On the basis of such studies, one vision for the future is that toxicant testing will be performed with assays that use multiple test systems representative of the human genetic variability (Fig. 1D, E). This means that the future test methods will not be based on a single cell line, cultured under highly defined conditions, as is currently often the case. Instead, cells with multiple genetic backgrounds and also in various transcriptional and epigenetic states may be used in a highly parallelized way to fully explore the extent of uncertainty linked to the model system variation.

Conclusions and outlook

The G × E concept is neither new, nor has it gone unnoticed. It is firmly established in toxicology and other disciplines. So why is it worth revisiting and investing thoughts and resources? Three arguments have been brought forward, and are summarized here:

First, the limitation of “G” to a gene primary sequence is too restrictive, and the concept that a gene is either on or off is outdated. The Ge-concept, referring to transcriptome adaptations, non-coding RNAs, epigenetics and various factors affecting the encoded proteins appears more appropriate. This has not only conceptual consequences, but also affects the parameters that need to be assessed and the techniques used for this.

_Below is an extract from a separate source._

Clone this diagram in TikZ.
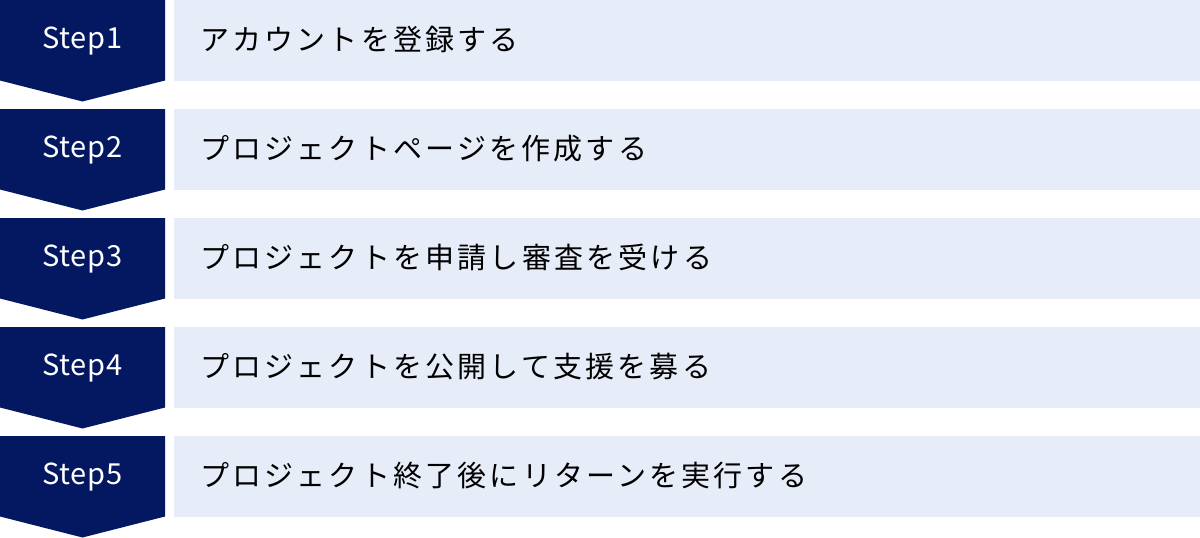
\documentclass[tikz,border=0pt]{standalone}
\usepackage{fontspec}
\setmainfont{Noto Sans CJK JP}
\newfontfamily\jpfont{Noto Sans CJK JP}[LetterSpace=11]
\newfontfamily\stepfont{Noto Sans CJK JP}[LetterSpace=2]
\definecolor{navy}{HTML}{041862}
\definecolor{pale}{HTML}{E6ECF8}
\tikzset{
  stepfill/.style={fill=navy, draw=none},
  barfill/.style={fill=pale, draw=none},
  steplabel/.style={text=white, font=\stepfont\fontsize{29}{33}\selectfont, inner sep=0pt, anchor=center},
  barlabel/.style={text=black, font=\jpfont\fontsize{29}{33}\selectfont, inner sep=0pt, anchor=west},
}
\begin{document}
\begin{tikzpicture}[x=1pt,y=-1pt]
\useasboundingbox (0,0) rectangle (1200,538);
\foreach \i/\t in {0/アカウントを登録する,1/プロジェクトページを作成する,2/プロジェクトを申請し審査を受ける,3/プロジェクトを公開して支援を募る,4/プロジェクト終了後にリターンを実行する}{
  \pgfmathsetmacro{\y}{\i*109}
  \pgfmathtruncatemacro{\n}{\i+1}
  \fill[stepfill] (0,\y) -- (165,\y) -- (165,\y+80.5) -- (82.5,\y+101.5) -- (0,\y+80.5) -- cycle;
  \fill[barfill] (174,\y) rectangle (1200,\y+80.5);
  \node[steplabel] (s\n) at (82.5,\y+41) {Step\n};
  \node[barlabel] (t\n) at (200,\y+39.5) {\t};
}
\end{tikzpicture}
\end{document}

Second, the “E” component should be considered broadly, and it needs to be considered that it may feedback on Ge. The timing of exposure is a key issue often neglected, and the interaction of multiple insults or of insults with other life style factors is a frequent difference between simple model systems and the real world of human life. Where models are being used for predictions of human health, this has important consequences. In an integrated view, a step for the future would not only be to apply the concept to toxicology, infection research, stress-fatigue etc., but to see these fields as part of an integrated structure, as illustrated by an exemplary study on the interaction of viral infection, immune modulation by helminths and air pollution (Leist et al. 2014).

Third, while the concept is broadly embraced, there is a long way to go from a conceptual understanding to a quantitative application. Initially, a mapping of the key drivers is required. For each of them, it needs to be determined, how much it can alter the adverse outcome. This would already in some cases allow a more rational definition of uncertainty of toxicological predictions. Finally, a network model for all drivers of variability and their interaction has to be developed, based on systems biology understanding. This is a long-term vision, possibly taking decades. The effort would pay not only for some practical applications, but also by putting disease biology on a new foundation. For the whole field of medicine/biology, it may be debated whether this is an ambitious, but realistic goal, or an unachievable dream. However, partial solutions may be developed for more narrow fields and applications. For instance, the concept of AOP in toxicology is taking the step towards quantitative AOP (mathematical networks predicting the state of the system and its components over time). In parallel, the mostly linear AOPs are converted to AOP networks. First approaches to determine uncertainties for individual key events in such networks have been started (Paini et al. 2022; Spinu et al. 2022; Tebby et al. 2022; Yang et al. 2022). Application of the Ge × Et concept to key event definitions may be an important next step. Concerning research policies and research funding, it appears vital to develop a roadmap for such a process, similar to other long-term initiatives, such as the transition from animal-based testing to NAM (Leist et al. 2014). Steps to move towards integrated biomarkers (e.g. multi-omics approaches or exploring the use of exosomes as integrative biomarkers) may be integrated (Cano et al. 2023; Gupta et al. 2021; Jain et al. 2023; Perpetuo et al. 2022; Pitzer et al. 2023).